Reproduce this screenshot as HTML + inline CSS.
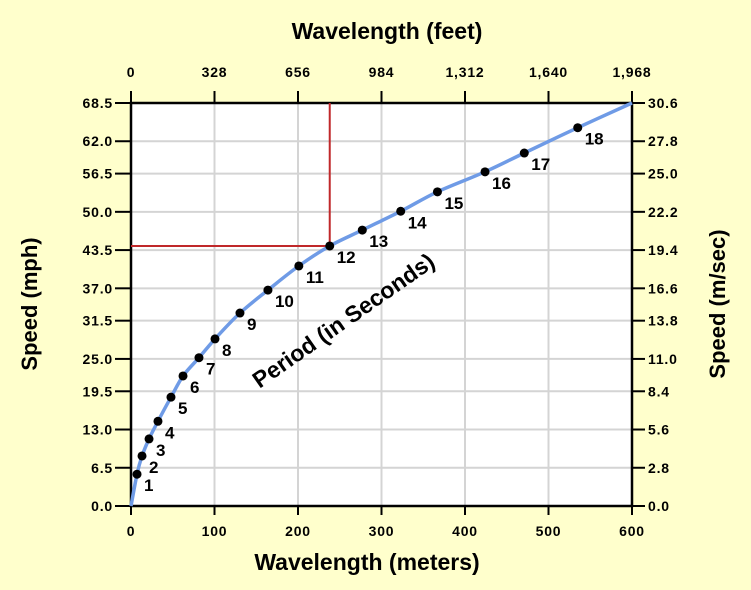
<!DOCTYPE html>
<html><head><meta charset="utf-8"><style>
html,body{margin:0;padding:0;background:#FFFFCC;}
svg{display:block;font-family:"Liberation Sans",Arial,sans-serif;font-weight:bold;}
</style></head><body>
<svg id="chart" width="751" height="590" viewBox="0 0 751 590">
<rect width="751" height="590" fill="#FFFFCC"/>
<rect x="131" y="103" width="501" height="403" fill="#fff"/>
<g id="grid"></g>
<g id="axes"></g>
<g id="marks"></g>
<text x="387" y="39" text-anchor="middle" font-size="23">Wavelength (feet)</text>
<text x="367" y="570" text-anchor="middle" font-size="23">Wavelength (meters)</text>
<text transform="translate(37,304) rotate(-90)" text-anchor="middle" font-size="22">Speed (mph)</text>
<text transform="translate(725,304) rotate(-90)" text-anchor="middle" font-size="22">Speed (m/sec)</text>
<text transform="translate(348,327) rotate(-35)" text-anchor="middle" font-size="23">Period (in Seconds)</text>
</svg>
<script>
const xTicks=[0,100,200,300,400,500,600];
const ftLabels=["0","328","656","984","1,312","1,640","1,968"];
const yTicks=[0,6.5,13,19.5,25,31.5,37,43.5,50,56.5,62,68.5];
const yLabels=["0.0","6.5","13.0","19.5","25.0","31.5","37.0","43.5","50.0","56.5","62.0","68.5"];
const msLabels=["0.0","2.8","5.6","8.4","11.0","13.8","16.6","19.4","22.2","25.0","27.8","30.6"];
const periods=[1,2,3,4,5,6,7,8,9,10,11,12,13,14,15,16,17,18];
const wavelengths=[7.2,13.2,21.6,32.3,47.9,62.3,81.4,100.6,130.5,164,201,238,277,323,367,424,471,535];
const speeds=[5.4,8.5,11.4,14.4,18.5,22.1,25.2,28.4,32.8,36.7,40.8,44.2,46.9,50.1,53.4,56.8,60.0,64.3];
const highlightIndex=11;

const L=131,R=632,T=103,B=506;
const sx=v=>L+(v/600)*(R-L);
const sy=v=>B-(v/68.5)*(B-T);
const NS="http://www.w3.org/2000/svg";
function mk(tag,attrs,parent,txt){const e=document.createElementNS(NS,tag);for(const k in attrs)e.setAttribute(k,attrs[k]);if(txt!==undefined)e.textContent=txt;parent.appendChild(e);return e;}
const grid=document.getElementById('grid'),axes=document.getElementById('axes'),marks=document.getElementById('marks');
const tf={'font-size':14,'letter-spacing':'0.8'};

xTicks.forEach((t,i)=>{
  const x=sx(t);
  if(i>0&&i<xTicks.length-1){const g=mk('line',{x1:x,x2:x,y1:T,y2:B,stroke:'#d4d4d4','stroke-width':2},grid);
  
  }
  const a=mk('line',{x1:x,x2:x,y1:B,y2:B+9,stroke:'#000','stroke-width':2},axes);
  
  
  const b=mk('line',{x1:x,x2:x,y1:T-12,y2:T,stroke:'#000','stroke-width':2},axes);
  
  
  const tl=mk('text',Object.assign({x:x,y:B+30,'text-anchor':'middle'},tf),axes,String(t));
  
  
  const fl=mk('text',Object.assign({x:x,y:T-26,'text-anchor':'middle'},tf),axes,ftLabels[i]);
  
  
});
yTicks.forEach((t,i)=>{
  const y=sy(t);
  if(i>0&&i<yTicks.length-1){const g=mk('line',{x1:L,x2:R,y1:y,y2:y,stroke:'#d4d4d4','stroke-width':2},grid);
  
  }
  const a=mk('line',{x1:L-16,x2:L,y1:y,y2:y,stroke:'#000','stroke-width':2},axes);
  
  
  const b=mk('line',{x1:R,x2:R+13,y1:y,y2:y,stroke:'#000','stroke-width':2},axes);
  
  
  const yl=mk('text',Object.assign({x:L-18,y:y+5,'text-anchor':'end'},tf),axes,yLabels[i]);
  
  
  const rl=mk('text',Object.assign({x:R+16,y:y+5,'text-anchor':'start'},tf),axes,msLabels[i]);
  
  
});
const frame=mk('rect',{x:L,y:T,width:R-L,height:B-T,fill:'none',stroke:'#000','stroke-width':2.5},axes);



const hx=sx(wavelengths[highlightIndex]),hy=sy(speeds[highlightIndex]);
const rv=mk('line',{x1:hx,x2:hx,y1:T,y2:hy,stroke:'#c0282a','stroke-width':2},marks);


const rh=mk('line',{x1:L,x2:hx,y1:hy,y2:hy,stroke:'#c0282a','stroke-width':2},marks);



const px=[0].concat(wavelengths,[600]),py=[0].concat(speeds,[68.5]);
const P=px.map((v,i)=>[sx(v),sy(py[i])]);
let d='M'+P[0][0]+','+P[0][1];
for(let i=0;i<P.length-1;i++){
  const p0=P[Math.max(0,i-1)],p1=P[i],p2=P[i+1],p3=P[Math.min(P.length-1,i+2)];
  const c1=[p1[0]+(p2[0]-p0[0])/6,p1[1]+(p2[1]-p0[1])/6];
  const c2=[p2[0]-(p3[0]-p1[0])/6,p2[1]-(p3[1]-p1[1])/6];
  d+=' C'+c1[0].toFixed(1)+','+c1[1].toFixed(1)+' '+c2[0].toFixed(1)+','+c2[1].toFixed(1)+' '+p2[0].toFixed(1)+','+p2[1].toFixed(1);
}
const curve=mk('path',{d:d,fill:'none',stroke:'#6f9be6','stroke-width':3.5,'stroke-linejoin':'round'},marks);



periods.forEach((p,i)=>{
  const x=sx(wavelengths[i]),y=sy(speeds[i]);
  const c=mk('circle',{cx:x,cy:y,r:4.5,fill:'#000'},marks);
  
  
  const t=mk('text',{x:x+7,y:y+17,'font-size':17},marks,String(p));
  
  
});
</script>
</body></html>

------------------------

Exercise ::
Word for word, quote the full listing, omitting every picture.

Worked answer ::
Reproduce this screenshot as HTML + inline CSS.
<!DOCTYPE html>
<html><head><meta charset="utf-8"><style>
html,body{margin:0;padding:0;background:#FFFFCC;}
svg{display:block;font-family:"Liberation Sans",Arial,sans-serif;font-weight:bold;}
</style></head><body>
<svg id="chart" width="751" height="590" viewBox="0 0 751 590">
<rect width="751" height="590" fill="#FFFFCC"/>
<rect x="131" y="103" width="501" height="403" fill="#fff"/>
<g id="grid"></g>
<g id="axes"></g>
<g id="marks"></g>
<text x="387" y="39" text-anchor="middle" font-size="23">Wavelength (feet)</text>
<text x="367" y="570" text-anchor="middle" font-size="23">Wavelength (meters)</text>
<text transform="translate(37,304) rotate(-90)" text-anchor="middle" font-size="22">Speed (mph)</text>
<text transform="translate(725,304) rotate(-90)" text-anchor="middle" font-size="22">Speed (m/sec)</text>
<text transform="translate(348,327) rotate(-35)" text-anchor="middle" font-size="23">Period (in Seconds)</text>
</svg>
<script>
const xTicks=[0,100,200,300,400,500,600];
const ftLabels=["0","328","656","984","1,312","1,640","1,968"];
const yTicks=[0,6.5,13,19.5,25,31.5,37,43.5,50,56.5,62,68.5];
const yLabels=["0.0","6.5","13.0","19.5","25.0","31.5","37.0","43.5","50.0","56.5","62.0","68.5"];
const msLabels=["0.0","2.8","5.6","8.4","11.0","13.8","16.6","19.4","22.2","25.0","27.8","30.6"];
const periods=[1,2,3,4,5,6,7,8,9,10,11,12,13,14,15,16,17,18];
const wavelengths=[7.2,13.2,21.6,32.3,47.9,62.3,81.4,100.6,130.5,164,201,238,277,323,367,424,471,535];
const speeds=[5.4,8.5,11.4,14.4,18.5,22.1,25.2,28.4,32.8,36.7,40.8,44.2,46.9,50.1,53.4,56.8,60.0,64.3];
const highlightIndex=11;

const L=131,R=632,T=103,B=506;
const sx=v=>L+(v/600)*(R-L);
const sy=v=>B-(v/68.5)*(B-T);
const NS="http://www.w3.org/2000/svg";
function mk(tag,attrs,parent,txt){const e=document.createElementNS(NS,tag);for(const k in attrs)e.setAttribute(k,attrs[k]);if(txt!==undefined)e.textContent=txt;parent.appendChild(e);return e;}
const grid=document.getElementById('grid'),axes=document.getElementById('axes'),marks=document.getElementById('marks');
const tf={'font-size':14,'letter-spacing':'0.8'};

xTicks.forEach((t,i)=>{
  const x=sx(t);
  if(i>0&&i<xTicks.length-1){const g=mk('line',{x1:x,x2:x,y1:T,y2:B,stroke:'#d4d4d4','stroke-width':2},grid);
  
  }
  const a=mk('line',{x1:x,x2:x,y1:B,y2:B+9,stroke:'#000','stroke-width':2},axes);
  
  
  const b=mk('line',{x1:x,x2:x,y1:T-12,y2:T,stroke:'#000','stroke-width':2},axes);
  
  
  const tl=mk('text',Object.assign({x:x,y:B+30,'text-anchor':'middle'},tf),axes,String(t));
  
  
  const fl=mk('text',Object.assign({x:x,y:T-26,'text-anchor':'middle'},tf),axes,ftLabels[i]);
  
  
});
yTicks.forEach((t,i)=>{
  const y=sy(t);
  if(i>0&&i<yTicks.length-1){const g=mk('line',{x1:L,x2:R,y1:y,y2:y,stroke:'#d4d4d4','stroke-width':2},grid);
  
  }
  const a=mk('line',{x1:L-16,x2:L,y1:y,y2:y,stroke:'#000','stroke-width':2},axes);
  
  
  const b=mk('line',{x1:R,x2:R+13,y1:y,y2:y,stroke:'#000','stroke-width':2},axes);
  
  
  const yl=mk('text',Object.assign({x:L-18,y:y+5,'text-anchor':'end'},tf),axes,yLabels[i]);
  
  
  const rl=mk('text',Object.assign({x:R+16,y:y+5,'text-anchor':'start'},tf),axes,msLabels[i]);
  
  
});
const frame=mk('rect',{x:L,y:T,width:R-L,height:B-T,fill:'none',stroke:'#000','stroke-width':2.5},axes);



const hx=sx(wavelengths[highlightIndex]),hy=sy(speeds[highlightIndex]);
const rv=mk('line',{x1:hx,x2:hx,y1:T,y2:hy,stroke:'#c0282a','stroke-width':2},marks);


const rh=mk('line',{x1:L,x2:hx,y1:hy,y2:hy,stroke:'#c0282a','stroke-width':2},marks);



const px=[0].concat(wavelengths,[600]),py=[0].concat(speeds,[68.5]);
const P=px.map((v,i)=>[sx(v),sy(py[i])]);
let d='M'+P[0][0]+','+P[0][1];
for(let i=0;i<P.length-1;i++){
  const p0=P[Math.max(0,i-1)],p1=P[i],p2=P[i+1],p3=P[Math.min(P.length-1,i+2)];
  const c1=[p1[0]+(p2[0]-p0[0])/6,p1[1]+(p2[1]-p0[1])/6];
  const c2=[p2[0]-(p3[0]-p1[0])/6,p2[1]-(p3[1]-p1[1])/6];
  d+=' C'+c1[0].toFixed(1)+','+c1[1].toFixed(1)+' '+c2[0].toFixed(1)+','+c2[1].toFixed(1)+' '+p2[0].toFixed(1)+','+p2[1].toFixed(1);
}
const curve=mk('path',{d:d,fill:'none',stroke:'#6f9be6','stroke-width':3.5,'stroke-linejoin':'round'},marks);



periods.forEach((p,i)=>{
  const x=sx(wavelengths[i]),y=sy(speeds[i]);
  const c=mk('circle',{cx:x,cy:y,r:4.5,fill:'#000'},marks);
  
  
  const t=mk('text',{x:x+7,y:y+17,'font-size':17},marks,String(p));
  
  
});
</script>
</body></html>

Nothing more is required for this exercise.